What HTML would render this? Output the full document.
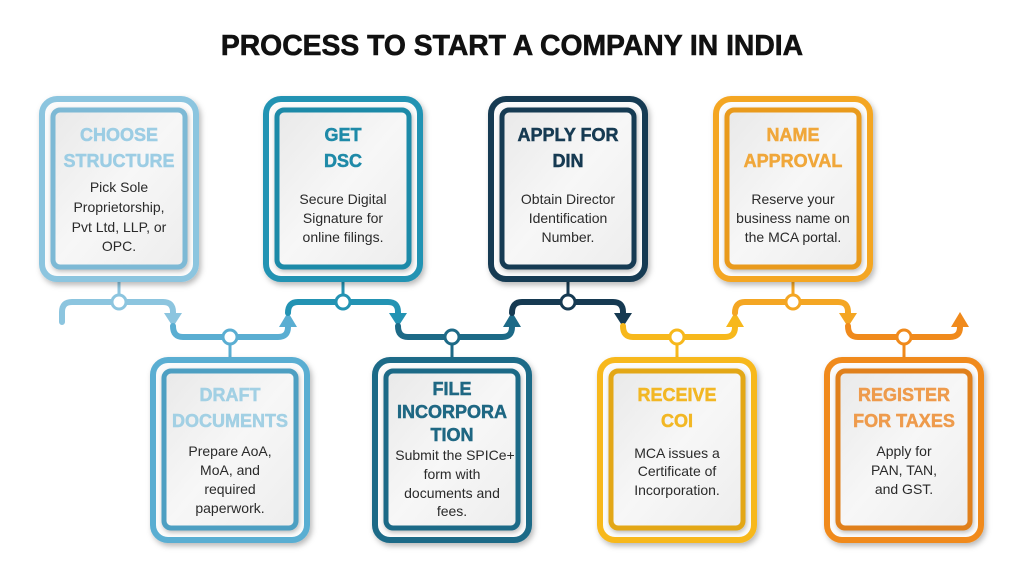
<!DOCTYPE html>
<html><head><meta charset="utf-8"><style>
html,body{margin:0;padding:0;background:#fff;}
svg{display:block;}
.t{font-family:"Liberation Sans",sans-serif;font-weight:bold;font-size:18px;text-anchor:middle;stroke-width:0.5px;}
.b{font-family:"Liberation Sans",sans-serif;font-size:14px;fill:#2a2a2a;text-anchor:middle;}
.trk{fill:none;stroke-width:6;stroke-linecap:round;stroke-linejoin:round;}
</style></head><body>
<svg width="1024" height="576" viewBox="0 0 1024 576" xmlns="http://www.w3.org/2000/svg">
<defs>
<filter id="sh" x="-20%" y="-20%" width="140%" height="140%"><feDropShadow dx="2" dy="3" stdDeviation="3" flood-color="#000" flood-opacity="0.28"/></filter>
<filter id="sh2" x="-20%" y="-20%" width="140%" height="140%"><feDropShadow dx="1" dy="2" stdDeviation="2" flood-color="#000" flood-opacity="0.25"/></filter>
<linearGradient id="g" x1="0" y1="0" x2="1" y2="1"><stop offset="0" stop-color="#e9e9e9"/><stop offset="0.5" stop-color="#f7f7f7"/><stop offset="1" stop-color="#ededed"/></linearGradient>
</defs>
<rect width="1024" height="576" fill="#fff"/>
<text x="512" y="55" style="font-family:'Liberation Sans',sans-serif;font-weight:bold;font-size:28.3px;text-anchor:middle;fill:#111;stroke:#111;stroke-width:0.6px;">PROCESS TO START A COMPANY IN INDIA</text>

<!-- track -->
<path class="trk" stroke="#8cc5df" d="M62,322 L62,312 Q62,302 72,302 L163,302 Q173,302 173,312 L173,315"/>
<polygon fill="#8cc5df" points="164,313 182,313 173,327"/>
<path class="trk" stroke="#5aaed2" d="M173,326 Q173,337 183,337 L278,337 Q288,337 288,327"/>
<polygon fill="#5aaed2" points="279,327 297,327 288,312"/>
<path class="trk" stroke="#2393b3" d="M288,313 Q288,302 298,302 L388,302 Q398,302 398,312 L398,315"/>
<polygon fill="#2393b3" points="389,313 407,313 398,327"/>
<path class="trk" stroke="#1d6a87" d="M398,326 Q398,337 408,337 L502,337 Q512,337 512,327"/>
<polygon fill="#1d6a87" points="503,327 521,327 512,312"/>
<path class="trk" stroke="#163a52" d="M512,313 Q512,302 522,302 L613,302 Q623,302 623,312 L623,315"/>
<polygon fill="#163a52" points="614,313 632,313 623,327"/>
<path class="trk" stroke="#f7b81c" d="M623,326 Q623,337 633,337 L725,337 Q735,337 735,327"/>
<polygon fill="#f7b81c" points="726,327 744,327 735,312"/>
<path class="trk" stroke="#f4a623" d="M735,313 Q735,302 745,302 L838,302 Q848,302 848,312 L848,315"/>
<polygon fill="#f4a623" points="839,313 857,313 848,327"/>
<path class="trk" stroke="#f08a1c" d="M848,326 Q848,337 858,337 L950,337 Q960,337 960,327"/>
<polygon fill="#f08a1c" points="951,327 969,327 960,312"/>

<!-- stems -->
<g stroke-width="3">
<line x1="119" y1="280" x2="119" y2="296" stroke="#8cc5df"/>
<line x1="343" y1="280" x2="343" y2="296" stroke="#2393b3"/>
<line x1="568" y1="280" x2="568" y2="296" stroke="#163a52"/>
<line x1="793" y1="280" x2="793" y2="296" stroke="#f4a623"/>
<line x1="230" y1="343" x2="230" y2="360" stroke="#5aaed2"/>
<line x1="452" y1="343" x2="452" y2="360" stroke="#1d6a87"/>
<line x1="677" y1="343" x2="677" y2="360" stroke="#f7b81c"/>
<line x1="904" y1="343" x2="904" y2="360" stroke="#f08a1c"/>
</g>
<g fill="#fff" stroke-width="3">
<circle cx="119" cy="302" r="7" stroke="#8cc5df"/>
<circle cx="343" cy="302" r="7" stroke="#2393b3"/>
<circle cx="568" cy="302" r="7" stroke="#163a52"/>
<circle cx="793" cy="302" r="7" stroke="#f4a623"/>
<circle cx="230" cy="337" r="7" stroke="#5aaed2"/>
<circle cx="452" cy="337" r="7" stroke="#1d6a87"/>
<circle cx="677" cy="337" r="7" stroke="#f7b81c"/>
<circle cx="904" cy="337" r="7" stroke="#f08a1c"/>
</g>

<!-- Card 1 -->
<g>
<rect x="42" y="99" width="154" height="180" rx="15" fill="#fbfbfb" stroke="#8cc5df" stroke-width="6" filter="url(#sh)"/>
<rect x="53" y="110" width="132" height="157" rx="7" fill="url(#g)" stroke="#7db9d5" stroke-width="5" filter="url(#sh2)"/>
<text class="t" x="119" y="141" fill="#9ccde4" stroke="#9ccde4">CHOOSE</text>
<text class="t" x="119" y="167" fill="#9ccde4" stroke="#9ccde4">STRUCTURE</text>
<text class="b" x="119" y="192">Pick Sole</text>
<text class="b" x="119" y="212">Proprietorship,</text>
<text class="b" x="119" y="232">Pvt Ltd, LLP, or</text>
<text class="b" x="119" y="251">OPC.</text>
</g>
<!-- Card GET DSC -->
<g>
<rect x="266" y="99" width="154" height="180" rx="15" fill="#fbfbfb" stroke="#2393b3" stroke-width="6" filter="url(#sh)"/>
<rect x="277" y="110" width="132" height="157" rx="7" fill="url(#g)" stroke="#1f8aa8" stroke-width="5" filter="url(#sh2)"/>
<text class="t" x="343" y="141" fill="#1f8aa8" stroke="#1f8aa8">GET</text>
<text class="t" x="343" y="167" fill="#1f8aa8" stroke="#1f8aa8">DSC</text>
<text class="b" x="343" y="204">Secure Digital</text>
<text class="b" x="343" y="223">Signature for</text>
<text class="b" x="343" y="242">online filings.</text>
</g>
<!-- Card DIN -->
<g>
<rect x="491" y="99" width="154" height="180" rx="15" fill="#fbfbfb" stroke="#163a52" stroke-width="6" filter="url(#sh)"/>
<rect x="502" y="110" width="132" height="157" rx="7" fill="url(#g)" stroke="#163a52" stroke-width="5" filter="url(#sh2)"/>
<text class="t" x="568" y="141" fill="#163a52" stroke="#163a52">APPLY FOR</text>
<text class="t" x="568" y="167" fill="#163a52" stroke="#163a52">DIN</text>
<text class="b" x="568" y="204">Obtain Director</text>
<text class="b" x="568" y="223">Identification</text>
<text class="b" x="568" y="242">Number.</text>
</g>
<!-- Card NAME -->
<g>
<rect x="716" y="99" width="154" height="180" rx="15" fill="#fbfbfb" stroke="#f4a623" stroke-width="6" filter="url(#sh)"/>
<rect x="727" y="110" width="132" height="157" rx="7" fill="url(#g)" stroke="#e99a1f" stroke-width="5" filter="url(#sh2)"/>
<text class="t" x="793" y="141" fill="#f0a73a" stroke="#f0a73a">NAME</text>
<text class="t" x="793" y="167" fill="#f0a73a" stroke="#f0a73a">APPROVAL</text>
<text class="b" x="793" y="204">Reserve your</text>
<text class="b" x="793" y="223">business name on</text>
<text class="b" x="793" y="242">the MCA portal.</text>
</g>
<!-- Card DRAFT -->
<g>
<rect x="153" y="360" width="154" height="180" rx="15" fill="#fbfbfb" stroke="#5aaed2" stroke-width="6" filter="url(#sh)"/>
<rect x="164" y="371" width="132" height="157" rx="7" fill="url(#g)" stroke="#4d9fc2" stroke-width="5" filter="url(#sh2)"/>
<text class="t" x="230" y="401" fill="#a2d0e4" stroke="#a2d0e4">DRAFT</text>
<text class="t" x="230" y="427" fill="#a2d0e4" stroke="#a2d0e4">DOCUMENTS</text>
<text class="b" x="230" y="456">Prepare AoA,</text>
<text class="b" x="230" y="475">MoA, and</text>
<text class="b" x="230" y="494">required</text>
<text class="b" x="230" y="513">paperwork.</text>
</g>
<!-- Card FILE -->
<g>
<rect x="375" y="360" width="154" height="180" rx="15" fill="#fbfbfb" stroke="#1d6a87" stroke-width="6" filter="url(#sh)"/>
<rect x="386" y="371" width="132" height="157" rx="7" fill="url(#g)" stroke="#1d6a87" stroke-width="5" filter="url(#sh2)"/>
<text class="t" x="452" y="395" fill="#1e6783" stroke="#1e6783">FILE</text>
<text class="t" x="452" y="418" fill="#1e6783" stroke="#1e6783">INCORPORA</text>
<text class="t" x="452" y="441" fill="#1e6783" stroke="#1e6783">TION</text>
<text class="b" x="455" y="460">Submit the SPICe+</text>
<text class="b" x="452" y="479">form with</text>
<text class="b" x="452" y="498">documents and</text>
<text class="b" x="452" y="516">fees.</text>
</g>
<!-- Card RECEIVE -->
<g>
<rect x="600" y="360" width="154" height="180" rx="15" fill="#fbfbfb" stroke="#f7b81c" stroke-width="6" filter="url(#sh)"/>
<rect x="611" y="371" width="132" height="157" rx="7" fill="url(#g)" stroke="#e3a718" stroke-width="5" filter="url(#sh2)"/>
<text class="t" x="677" y="401" fill="#f2b724" stroke="#f2b724">RECEIVE</text>
<text class="t" x="677" y="427" fill="#f2b724" stroke="#f2b724">COI</text>
<text class="b" x="677" y="458">MCA issues a</text>
<text class="b" x="677" y="476">Certificate of</text>
<text class="b" x="677" y="495">Incorporation.</text>
</g>
<!-- Card REGISTER -->
<g>
<rect x="827" y="360" width="154" height="180" rx="15" fill="#fbfbfb" stroke="#f08a1c" stroke-width="6" filter="url(#sh)"/>
<rect x="838" y="371" width="132" height="157" rx="7" fill="url(#g)" stroke="#e0801f" stroke-width="5" filter="url(#sh2)"/>
<text class="t" x="904" y="401" fill="#ee9b4c" stroke="#ee9b4c">REGISTER</text>
<text class="t" x="904" y="427" fill="#ee9b4c" stroke="#ee9b4c">FOR TAXES</text>
<text class="b" x="904" y="456">Apply for</text>
<text class="b" x="904" y="475">PAN, TAN,</text>
<text class="b" x="904" y="494">and GST.</text>
</g>
</svg>
</body></html>
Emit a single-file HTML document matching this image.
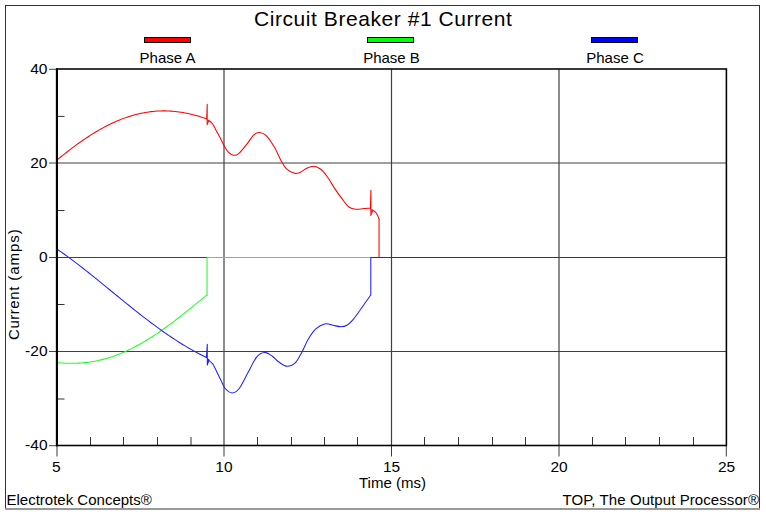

_Task objective_
Pictures are excluded; extract exactly the lines from the start of the data through the line that holds "COMPANY IN INDIA</text>", both ends included.

_Problem solution_
What HTML would render this? Output the full document.
<!DOCTYPE html>
<html><head><meta charset="utf-8"><style>
html,body{margin:0;padding:0;background:#fff;}
svg{display:block;}
.t{font-family:"Liberation Sans",sans-serif;font-weight:bold;font-size:18px;text-anchor:middle;stroke-width:0.5px;}
.b{font-family:"Liberation Sans",sans-serif;font-size:14px;fill:#2a2a2a;text-anchor:middle;}
.trk{fill:none;stroke-width:6;stroke-linecap:round;stroke-linejoin:round;}
</style></head><body>
<svg width="1024" height="576" viewBox="0 0 1024 576" xmlns="http://www.w3.org/2000/svg">
<defs>
<filter id="sh" x="-20%" y="-20%" width="140%" height="140%"><feDropShadow dx="2" dy="3" stdDeviation="3" flood-color="#000" flood-opacity="0.28"/></filter>
<filter id="sh2" x="-20%" y="-20%" width="140%" height="140%"><feDropShadow dx="1" dy="2" stdDeviation="2" flood-color="#000" flood-opacity="0.25"/></filter>
<linearGradient id="g" x1="0" y1="0" x2="1" y2="1"><stop offset="0" stop-color="#e9e9e9"/><stop offset="0.5" stop-color="#f7f7f7"/><stop offset="1" stop-color="#ededed"/></linearGradient>
</defs>
<rect width="1024" height="576" fill="#fff"/>
<text x="512" y="55" style="font-family:'Liberation Sans',sans-serif;font-weight:bold;font-size:28.3px;text-anchor:middle;fill:#111;stroke:#111;stroke-width:0.6px;">PROCESS TO START A COMPANY IN INDIA</text>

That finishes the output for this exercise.